:: Set problem ::
Write out, word for word, only the data from its first line to the line containing "import plotly.graph_objects as go".

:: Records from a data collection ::
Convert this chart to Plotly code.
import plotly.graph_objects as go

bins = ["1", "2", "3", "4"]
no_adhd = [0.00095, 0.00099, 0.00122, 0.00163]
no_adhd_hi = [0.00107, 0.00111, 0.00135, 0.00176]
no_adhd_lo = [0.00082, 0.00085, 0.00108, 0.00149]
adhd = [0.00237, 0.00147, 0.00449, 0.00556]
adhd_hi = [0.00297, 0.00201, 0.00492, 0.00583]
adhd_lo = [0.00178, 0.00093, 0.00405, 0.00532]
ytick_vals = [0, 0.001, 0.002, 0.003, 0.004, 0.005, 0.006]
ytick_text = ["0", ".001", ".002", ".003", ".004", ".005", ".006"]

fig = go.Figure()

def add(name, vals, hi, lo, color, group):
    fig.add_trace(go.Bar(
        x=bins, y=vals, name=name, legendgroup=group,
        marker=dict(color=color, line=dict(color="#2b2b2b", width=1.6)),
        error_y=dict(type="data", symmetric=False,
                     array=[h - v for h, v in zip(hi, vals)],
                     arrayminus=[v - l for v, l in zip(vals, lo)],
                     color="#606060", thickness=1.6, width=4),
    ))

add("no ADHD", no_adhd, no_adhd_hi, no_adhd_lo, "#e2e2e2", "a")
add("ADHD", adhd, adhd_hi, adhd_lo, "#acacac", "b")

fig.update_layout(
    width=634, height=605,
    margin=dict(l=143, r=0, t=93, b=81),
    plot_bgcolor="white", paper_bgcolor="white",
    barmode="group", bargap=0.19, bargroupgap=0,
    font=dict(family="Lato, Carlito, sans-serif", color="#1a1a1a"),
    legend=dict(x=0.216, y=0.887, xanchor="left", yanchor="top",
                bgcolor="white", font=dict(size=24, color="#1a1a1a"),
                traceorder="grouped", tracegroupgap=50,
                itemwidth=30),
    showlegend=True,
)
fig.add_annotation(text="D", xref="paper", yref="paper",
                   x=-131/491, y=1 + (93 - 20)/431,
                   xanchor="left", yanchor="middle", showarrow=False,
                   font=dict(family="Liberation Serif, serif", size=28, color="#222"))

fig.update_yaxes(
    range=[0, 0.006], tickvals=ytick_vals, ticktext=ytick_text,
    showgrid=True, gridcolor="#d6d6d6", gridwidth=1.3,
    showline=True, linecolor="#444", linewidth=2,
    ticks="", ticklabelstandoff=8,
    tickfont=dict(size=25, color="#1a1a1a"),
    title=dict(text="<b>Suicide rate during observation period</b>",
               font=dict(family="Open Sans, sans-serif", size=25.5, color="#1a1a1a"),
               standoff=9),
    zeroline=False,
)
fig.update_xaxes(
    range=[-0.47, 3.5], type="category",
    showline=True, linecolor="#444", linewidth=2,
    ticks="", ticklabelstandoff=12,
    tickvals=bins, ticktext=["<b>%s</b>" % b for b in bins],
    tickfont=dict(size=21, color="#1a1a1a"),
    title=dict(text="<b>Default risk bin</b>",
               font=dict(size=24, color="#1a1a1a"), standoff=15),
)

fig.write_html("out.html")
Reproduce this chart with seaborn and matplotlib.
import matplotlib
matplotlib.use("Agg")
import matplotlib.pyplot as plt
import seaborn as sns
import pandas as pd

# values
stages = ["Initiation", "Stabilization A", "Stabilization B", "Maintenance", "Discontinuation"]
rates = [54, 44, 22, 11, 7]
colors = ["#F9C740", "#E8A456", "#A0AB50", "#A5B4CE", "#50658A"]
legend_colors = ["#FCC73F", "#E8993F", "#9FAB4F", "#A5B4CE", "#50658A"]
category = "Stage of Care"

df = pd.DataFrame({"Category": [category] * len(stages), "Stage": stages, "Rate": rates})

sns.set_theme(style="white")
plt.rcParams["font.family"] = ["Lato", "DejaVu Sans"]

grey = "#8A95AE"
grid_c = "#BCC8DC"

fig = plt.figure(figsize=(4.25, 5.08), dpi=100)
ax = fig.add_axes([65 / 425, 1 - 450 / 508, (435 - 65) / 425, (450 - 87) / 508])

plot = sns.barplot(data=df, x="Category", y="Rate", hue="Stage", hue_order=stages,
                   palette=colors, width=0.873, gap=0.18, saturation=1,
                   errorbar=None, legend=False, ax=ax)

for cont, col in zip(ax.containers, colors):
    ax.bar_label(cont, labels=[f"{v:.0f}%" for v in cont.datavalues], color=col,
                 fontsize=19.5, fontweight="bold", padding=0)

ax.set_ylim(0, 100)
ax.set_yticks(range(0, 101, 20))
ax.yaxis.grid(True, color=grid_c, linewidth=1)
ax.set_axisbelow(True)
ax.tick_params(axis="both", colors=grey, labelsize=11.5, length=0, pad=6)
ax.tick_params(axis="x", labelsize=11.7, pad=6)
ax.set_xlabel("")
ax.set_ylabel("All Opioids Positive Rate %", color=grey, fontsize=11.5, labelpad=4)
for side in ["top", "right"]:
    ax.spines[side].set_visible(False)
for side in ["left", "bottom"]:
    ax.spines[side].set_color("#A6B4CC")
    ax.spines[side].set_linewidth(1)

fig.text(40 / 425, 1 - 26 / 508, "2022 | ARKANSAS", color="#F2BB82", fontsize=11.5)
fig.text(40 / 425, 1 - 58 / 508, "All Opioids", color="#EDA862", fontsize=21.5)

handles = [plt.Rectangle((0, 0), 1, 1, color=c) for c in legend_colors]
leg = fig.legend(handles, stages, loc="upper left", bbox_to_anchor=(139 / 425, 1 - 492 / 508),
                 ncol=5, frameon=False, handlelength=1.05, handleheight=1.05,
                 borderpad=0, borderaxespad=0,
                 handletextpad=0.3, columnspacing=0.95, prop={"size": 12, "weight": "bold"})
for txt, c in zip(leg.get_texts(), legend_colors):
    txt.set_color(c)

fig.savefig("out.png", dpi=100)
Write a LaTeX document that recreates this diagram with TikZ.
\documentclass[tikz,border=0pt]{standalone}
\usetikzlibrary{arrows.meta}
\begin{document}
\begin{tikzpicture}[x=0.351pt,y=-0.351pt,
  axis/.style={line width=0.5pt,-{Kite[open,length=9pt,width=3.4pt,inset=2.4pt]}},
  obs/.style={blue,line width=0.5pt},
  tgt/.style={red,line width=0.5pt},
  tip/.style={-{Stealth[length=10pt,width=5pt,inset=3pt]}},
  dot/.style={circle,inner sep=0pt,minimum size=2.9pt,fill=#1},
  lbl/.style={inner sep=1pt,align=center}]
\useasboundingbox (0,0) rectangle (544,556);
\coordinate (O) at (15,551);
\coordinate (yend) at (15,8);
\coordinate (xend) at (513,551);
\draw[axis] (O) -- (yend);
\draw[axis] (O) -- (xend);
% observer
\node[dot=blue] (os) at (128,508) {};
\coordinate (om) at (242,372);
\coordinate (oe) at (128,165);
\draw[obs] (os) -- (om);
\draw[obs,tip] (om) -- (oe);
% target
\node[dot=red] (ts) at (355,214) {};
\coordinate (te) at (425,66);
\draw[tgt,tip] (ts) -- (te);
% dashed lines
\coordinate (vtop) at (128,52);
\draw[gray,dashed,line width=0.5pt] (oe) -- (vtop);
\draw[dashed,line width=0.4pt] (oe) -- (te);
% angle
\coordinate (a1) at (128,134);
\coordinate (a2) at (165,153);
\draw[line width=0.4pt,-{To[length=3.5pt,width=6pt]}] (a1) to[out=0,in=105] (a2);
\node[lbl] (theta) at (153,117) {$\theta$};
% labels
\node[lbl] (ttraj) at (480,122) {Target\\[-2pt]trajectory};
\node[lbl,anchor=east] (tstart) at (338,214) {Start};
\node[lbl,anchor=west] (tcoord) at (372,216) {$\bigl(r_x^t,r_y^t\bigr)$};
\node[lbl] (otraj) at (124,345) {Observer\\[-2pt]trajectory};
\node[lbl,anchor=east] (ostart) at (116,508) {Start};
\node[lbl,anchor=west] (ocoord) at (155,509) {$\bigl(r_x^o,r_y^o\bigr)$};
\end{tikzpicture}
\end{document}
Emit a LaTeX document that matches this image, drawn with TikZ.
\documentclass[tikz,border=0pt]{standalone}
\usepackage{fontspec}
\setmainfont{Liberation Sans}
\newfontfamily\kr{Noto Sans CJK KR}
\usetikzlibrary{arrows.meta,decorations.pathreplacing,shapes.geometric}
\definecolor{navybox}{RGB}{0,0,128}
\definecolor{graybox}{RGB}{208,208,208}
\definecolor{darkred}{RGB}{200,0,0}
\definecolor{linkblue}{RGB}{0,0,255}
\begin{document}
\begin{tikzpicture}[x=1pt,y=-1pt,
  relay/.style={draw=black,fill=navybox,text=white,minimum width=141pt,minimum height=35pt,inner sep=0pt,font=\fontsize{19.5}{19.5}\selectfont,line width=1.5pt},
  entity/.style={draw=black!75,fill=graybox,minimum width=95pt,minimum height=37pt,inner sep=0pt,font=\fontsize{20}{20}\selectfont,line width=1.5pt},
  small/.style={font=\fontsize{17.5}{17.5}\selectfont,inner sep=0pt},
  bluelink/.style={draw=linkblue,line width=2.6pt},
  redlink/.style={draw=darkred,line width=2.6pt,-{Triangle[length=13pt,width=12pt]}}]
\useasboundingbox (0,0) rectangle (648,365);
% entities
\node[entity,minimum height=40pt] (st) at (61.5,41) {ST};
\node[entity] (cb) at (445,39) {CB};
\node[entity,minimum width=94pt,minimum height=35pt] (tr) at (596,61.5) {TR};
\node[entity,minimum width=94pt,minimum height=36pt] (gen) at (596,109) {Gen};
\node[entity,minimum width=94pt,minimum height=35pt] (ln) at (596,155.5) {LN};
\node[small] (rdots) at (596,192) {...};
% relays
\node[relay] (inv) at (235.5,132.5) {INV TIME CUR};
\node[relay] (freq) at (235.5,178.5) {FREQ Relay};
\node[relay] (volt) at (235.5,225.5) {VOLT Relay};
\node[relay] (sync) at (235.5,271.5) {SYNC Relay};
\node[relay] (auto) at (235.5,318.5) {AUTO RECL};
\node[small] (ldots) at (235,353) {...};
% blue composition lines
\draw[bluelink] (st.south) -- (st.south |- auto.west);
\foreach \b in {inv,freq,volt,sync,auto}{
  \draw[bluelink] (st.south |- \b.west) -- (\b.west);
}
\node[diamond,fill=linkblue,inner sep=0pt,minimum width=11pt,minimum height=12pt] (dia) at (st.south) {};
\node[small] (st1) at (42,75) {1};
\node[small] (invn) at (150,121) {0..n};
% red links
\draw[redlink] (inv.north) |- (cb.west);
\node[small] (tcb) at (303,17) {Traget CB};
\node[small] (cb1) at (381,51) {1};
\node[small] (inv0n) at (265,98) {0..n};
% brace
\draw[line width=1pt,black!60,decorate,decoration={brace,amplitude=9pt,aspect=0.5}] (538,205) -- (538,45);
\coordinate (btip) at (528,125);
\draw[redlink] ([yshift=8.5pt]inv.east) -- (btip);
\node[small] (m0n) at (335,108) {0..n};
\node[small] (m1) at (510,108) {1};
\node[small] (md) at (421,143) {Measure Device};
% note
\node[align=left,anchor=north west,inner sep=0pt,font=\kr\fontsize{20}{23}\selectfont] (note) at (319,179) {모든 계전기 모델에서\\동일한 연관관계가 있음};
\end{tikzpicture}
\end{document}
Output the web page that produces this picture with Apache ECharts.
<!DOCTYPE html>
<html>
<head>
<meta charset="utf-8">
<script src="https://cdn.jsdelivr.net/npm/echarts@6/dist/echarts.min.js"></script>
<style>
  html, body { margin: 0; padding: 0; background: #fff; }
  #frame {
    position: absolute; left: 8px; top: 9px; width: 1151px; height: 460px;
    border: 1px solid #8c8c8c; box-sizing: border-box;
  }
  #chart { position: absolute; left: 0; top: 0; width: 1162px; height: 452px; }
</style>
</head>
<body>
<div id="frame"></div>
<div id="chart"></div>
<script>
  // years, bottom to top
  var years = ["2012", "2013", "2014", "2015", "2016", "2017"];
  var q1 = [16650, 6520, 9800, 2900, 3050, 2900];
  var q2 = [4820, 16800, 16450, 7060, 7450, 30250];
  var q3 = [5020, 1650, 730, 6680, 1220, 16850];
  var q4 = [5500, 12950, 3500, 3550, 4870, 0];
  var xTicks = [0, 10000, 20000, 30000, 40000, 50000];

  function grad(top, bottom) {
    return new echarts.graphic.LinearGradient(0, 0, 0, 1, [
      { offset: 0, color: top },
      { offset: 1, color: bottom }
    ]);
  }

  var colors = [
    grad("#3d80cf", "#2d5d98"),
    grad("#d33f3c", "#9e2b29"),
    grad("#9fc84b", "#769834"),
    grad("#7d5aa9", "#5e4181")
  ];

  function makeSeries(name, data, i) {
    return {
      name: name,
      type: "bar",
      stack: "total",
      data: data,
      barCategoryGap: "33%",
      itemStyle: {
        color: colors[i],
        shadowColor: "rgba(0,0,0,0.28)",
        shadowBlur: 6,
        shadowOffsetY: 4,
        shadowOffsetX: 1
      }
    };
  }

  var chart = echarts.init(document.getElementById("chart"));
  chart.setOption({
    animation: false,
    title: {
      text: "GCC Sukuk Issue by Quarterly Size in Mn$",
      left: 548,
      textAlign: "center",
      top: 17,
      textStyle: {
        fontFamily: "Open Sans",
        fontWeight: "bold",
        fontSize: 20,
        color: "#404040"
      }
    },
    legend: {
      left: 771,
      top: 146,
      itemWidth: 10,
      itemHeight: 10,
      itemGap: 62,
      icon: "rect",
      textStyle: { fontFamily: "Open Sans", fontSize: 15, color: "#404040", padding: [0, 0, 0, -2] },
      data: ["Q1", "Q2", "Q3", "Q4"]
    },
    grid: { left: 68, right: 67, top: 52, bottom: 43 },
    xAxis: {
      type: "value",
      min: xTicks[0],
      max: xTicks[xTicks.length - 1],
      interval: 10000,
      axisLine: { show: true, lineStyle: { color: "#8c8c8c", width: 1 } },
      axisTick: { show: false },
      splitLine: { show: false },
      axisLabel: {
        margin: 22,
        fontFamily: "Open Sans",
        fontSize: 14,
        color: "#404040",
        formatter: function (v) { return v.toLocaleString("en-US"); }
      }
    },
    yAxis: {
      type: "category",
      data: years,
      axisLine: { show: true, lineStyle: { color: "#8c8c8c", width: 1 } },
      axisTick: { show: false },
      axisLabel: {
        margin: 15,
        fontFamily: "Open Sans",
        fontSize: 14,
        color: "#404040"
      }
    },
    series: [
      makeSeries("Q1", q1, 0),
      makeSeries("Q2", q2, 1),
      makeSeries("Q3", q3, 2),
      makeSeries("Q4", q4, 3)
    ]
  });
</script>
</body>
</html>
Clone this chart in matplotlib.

:: Correct answer ::
Convert this chart to Plotly code.
import plotly.graph_objects as go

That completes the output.